One of the most valuable contributions of this book, is the creation of a geographic information system on feminicide and insecurity. According to official data, 6,437 people were murdered between 2006 and 2010. All the statistical indicators used by César Fuentes, in the article “Public insecurity in Ciudad Juárez, Chihuahua: an approach to the violence experimented by men and women in the public space”, show how gender violence is one of the main problems in this city, and the public space is every time more and more insecure, so that 54 per cent of men and 46 per cent of women have been victims of some kind of violence.

Rodolfo Rubio provides data about the citizens’ perception of insecurity and confidence in the authorities of the cities of Culiacán in Sinaloa, Guadalajara in Jalisco, Mexicali and Tijuana in Baja California, and Chihuahua, using the Third National Survey on Insecurity (2005). He reveals that one of the characteristics of the victims, is that most of them do not report the crimes (504). This fact owes to the missing confidence in the prosecution of the justice system and the high corruption. It indicates the long road to be taken in order to limit insecurity, as the author found that just 16 per cent of women feel safe living in Ciudad Juárez.
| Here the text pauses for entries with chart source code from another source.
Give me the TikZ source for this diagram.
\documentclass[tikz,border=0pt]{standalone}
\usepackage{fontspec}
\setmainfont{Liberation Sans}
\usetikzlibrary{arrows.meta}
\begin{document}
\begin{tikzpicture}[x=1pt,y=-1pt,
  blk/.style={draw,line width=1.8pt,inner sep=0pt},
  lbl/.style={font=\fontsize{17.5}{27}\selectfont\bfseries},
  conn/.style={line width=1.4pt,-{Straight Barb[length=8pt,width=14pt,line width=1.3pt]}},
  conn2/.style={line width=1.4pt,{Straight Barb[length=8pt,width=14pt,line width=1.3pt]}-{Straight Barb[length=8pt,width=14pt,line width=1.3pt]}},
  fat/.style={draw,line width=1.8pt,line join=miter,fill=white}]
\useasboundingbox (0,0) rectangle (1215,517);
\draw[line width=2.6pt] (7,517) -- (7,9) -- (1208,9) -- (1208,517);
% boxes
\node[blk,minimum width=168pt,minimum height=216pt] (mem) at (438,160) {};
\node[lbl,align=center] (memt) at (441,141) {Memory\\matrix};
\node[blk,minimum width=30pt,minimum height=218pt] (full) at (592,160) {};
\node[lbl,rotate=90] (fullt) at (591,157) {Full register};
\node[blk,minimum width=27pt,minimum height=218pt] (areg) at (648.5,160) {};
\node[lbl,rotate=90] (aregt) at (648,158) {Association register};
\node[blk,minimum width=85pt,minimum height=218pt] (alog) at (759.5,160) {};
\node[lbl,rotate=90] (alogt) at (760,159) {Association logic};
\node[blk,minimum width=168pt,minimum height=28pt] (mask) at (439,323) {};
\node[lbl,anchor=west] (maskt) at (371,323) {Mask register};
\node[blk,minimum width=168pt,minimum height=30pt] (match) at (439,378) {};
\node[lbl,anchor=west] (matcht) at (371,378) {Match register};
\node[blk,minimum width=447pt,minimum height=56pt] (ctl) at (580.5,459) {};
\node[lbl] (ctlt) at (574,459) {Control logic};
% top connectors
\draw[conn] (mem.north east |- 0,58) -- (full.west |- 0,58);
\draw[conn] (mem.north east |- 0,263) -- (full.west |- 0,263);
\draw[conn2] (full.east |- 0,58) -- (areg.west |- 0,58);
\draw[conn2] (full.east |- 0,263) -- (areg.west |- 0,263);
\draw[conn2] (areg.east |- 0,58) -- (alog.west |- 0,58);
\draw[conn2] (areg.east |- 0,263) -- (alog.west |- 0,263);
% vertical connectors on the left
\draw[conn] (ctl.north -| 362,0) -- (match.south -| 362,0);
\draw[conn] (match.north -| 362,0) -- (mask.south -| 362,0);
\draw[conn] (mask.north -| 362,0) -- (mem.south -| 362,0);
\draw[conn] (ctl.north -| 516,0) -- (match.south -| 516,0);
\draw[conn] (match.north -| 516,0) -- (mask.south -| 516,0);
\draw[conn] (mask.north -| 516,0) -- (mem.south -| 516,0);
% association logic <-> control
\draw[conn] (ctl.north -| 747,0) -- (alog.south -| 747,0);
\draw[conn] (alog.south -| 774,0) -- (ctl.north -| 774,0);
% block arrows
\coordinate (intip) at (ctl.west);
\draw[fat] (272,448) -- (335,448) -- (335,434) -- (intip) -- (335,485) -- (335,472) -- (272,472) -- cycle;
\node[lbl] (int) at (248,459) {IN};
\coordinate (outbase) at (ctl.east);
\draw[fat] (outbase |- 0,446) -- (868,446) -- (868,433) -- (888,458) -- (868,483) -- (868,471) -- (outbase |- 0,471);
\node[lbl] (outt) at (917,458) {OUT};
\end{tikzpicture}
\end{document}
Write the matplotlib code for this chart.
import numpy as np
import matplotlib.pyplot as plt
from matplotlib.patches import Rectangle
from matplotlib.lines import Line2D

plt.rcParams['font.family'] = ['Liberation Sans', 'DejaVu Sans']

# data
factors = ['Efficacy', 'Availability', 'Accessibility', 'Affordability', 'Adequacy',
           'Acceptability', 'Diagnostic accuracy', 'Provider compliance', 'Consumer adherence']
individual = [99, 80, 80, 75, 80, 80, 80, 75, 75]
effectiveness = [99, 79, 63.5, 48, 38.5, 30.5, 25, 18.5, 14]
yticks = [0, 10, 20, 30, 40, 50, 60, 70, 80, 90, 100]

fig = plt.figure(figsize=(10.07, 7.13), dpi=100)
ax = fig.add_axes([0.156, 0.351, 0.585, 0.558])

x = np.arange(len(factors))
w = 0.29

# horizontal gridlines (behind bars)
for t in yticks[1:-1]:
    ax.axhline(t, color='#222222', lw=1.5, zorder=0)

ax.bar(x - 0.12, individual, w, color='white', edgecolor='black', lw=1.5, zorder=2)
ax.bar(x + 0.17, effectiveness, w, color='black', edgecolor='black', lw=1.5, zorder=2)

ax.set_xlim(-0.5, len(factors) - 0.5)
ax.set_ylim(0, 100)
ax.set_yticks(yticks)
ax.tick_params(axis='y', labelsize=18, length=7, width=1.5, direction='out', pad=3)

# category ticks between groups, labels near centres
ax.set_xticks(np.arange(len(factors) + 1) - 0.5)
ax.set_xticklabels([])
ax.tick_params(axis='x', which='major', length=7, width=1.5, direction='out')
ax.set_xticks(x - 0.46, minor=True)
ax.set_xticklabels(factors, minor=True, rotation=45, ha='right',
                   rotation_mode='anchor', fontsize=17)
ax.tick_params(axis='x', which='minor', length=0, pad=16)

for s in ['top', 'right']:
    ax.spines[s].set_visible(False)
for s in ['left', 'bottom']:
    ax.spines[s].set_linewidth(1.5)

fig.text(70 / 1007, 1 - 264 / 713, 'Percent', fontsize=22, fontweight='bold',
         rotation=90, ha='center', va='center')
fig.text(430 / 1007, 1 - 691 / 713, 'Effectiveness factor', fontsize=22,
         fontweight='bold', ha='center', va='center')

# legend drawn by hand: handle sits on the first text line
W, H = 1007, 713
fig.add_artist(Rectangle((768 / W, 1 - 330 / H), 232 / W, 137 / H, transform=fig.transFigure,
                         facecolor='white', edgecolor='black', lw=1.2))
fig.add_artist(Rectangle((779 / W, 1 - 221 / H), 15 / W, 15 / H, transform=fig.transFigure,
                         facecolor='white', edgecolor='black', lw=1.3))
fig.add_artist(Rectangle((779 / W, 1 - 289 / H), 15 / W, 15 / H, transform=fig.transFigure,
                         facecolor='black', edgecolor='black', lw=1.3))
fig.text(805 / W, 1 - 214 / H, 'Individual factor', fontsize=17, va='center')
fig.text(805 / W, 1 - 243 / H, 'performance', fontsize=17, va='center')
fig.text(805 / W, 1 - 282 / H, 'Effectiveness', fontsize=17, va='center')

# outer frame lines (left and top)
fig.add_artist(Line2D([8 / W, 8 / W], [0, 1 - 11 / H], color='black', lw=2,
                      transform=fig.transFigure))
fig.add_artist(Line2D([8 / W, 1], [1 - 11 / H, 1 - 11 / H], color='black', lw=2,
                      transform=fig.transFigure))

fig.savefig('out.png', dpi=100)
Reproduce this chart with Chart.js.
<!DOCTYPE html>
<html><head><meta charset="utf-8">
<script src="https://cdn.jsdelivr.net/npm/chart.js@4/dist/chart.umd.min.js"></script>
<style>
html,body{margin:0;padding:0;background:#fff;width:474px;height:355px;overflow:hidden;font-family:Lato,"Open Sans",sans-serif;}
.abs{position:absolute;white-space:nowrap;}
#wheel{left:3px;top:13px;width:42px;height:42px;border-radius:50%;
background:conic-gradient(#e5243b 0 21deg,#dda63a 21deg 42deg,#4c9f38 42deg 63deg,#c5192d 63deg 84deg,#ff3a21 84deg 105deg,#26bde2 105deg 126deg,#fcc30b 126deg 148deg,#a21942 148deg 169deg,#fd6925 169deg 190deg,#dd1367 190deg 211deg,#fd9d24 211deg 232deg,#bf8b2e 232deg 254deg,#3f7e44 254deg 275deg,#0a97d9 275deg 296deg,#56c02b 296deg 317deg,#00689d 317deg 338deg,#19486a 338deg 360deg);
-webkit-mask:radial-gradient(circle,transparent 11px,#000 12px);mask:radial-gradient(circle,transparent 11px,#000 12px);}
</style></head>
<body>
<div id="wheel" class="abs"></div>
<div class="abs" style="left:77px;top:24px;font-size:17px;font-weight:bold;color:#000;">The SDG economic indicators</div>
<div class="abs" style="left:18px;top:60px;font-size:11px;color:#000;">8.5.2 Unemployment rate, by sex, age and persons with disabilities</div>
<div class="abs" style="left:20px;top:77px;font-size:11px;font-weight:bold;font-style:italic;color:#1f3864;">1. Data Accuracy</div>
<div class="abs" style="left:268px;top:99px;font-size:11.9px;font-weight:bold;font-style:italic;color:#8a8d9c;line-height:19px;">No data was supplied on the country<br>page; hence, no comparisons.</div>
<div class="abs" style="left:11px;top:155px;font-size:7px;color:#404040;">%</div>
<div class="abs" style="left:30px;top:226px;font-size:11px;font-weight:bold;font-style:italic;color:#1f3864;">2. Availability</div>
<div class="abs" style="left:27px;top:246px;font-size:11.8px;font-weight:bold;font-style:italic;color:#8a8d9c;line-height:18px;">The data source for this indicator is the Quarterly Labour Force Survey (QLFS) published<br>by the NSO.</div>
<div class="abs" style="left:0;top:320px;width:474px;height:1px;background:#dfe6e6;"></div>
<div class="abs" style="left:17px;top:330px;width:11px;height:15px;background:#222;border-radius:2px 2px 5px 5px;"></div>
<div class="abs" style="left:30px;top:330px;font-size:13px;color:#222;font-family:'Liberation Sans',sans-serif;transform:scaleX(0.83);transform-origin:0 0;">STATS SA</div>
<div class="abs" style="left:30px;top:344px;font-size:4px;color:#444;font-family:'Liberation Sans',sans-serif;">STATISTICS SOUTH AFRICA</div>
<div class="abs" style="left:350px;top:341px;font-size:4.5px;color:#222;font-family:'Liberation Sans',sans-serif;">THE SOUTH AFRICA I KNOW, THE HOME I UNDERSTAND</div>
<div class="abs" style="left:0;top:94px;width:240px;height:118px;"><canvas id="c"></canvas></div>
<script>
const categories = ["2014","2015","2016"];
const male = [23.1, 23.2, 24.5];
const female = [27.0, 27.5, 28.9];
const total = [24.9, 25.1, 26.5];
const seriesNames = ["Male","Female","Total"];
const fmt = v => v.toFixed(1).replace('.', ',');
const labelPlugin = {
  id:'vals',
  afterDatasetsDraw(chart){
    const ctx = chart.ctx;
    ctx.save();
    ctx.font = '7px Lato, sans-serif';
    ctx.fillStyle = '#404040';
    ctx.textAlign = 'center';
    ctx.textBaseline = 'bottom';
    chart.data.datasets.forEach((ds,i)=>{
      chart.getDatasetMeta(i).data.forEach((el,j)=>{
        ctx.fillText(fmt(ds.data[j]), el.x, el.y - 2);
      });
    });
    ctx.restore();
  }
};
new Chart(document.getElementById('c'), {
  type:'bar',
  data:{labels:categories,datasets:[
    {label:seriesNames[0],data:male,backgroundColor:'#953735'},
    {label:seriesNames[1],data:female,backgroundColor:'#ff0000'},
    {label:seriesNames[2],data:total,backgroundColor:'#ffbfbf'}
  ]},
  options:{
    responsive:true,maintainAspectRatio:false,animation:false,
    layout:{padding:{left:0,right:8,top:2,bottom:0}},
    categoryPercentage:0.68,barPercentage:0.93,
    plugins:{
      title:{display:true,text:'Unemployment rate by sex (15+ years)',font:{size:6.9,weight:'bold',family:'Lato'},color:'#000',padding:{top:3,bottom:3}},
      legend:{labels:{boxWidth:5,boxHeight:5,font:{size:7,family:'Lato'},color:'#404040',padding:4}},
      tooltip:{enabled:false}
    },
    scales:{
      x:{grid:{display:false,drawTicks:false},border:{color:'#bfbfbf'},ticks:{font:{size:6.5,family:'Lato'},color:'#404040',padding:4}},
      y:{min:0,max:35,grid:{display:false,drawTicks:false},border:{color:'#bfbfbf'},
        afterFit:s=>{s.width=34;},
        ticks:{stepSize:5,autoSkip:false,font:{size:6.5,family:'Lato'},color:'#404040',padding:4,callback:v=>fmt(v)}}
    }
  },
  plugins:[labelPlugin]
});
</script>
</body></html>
To summarize, in my opinion, the book is an important academic effort to understand the situation of violence faced by women and girls in Ciudad Juárez, including murder and disappearance, as well as sexual and domestic violence. Moreover, the compilation offers recommendations designed to assist the Mexican State in amplifying its efforts to respect and ensure Human Rights. It’s also a huge contribution to the decision taking on the design of public politics by the government, once that the strategy taken by the President Felipe Calderón administration has shown the cost of mistaken actions in the fight against organized crime.

Social programs and the militarization of Ciudad Juárez are insufficient measures, which can't be the answer the citizens are expecting. The fight against organized gender violence and crimes requires a bigger effort in which social and political actors contribute to finding a solution, but it also requires to start working at home to eradicate gender violence. In general terms, academic research has just begun to approach the insecurity and violence problem in Mexico. That´s why this book is an important pioneer study with regard to the subject of violence against women, and further a social science approach clearly committed to contemporary societal problems.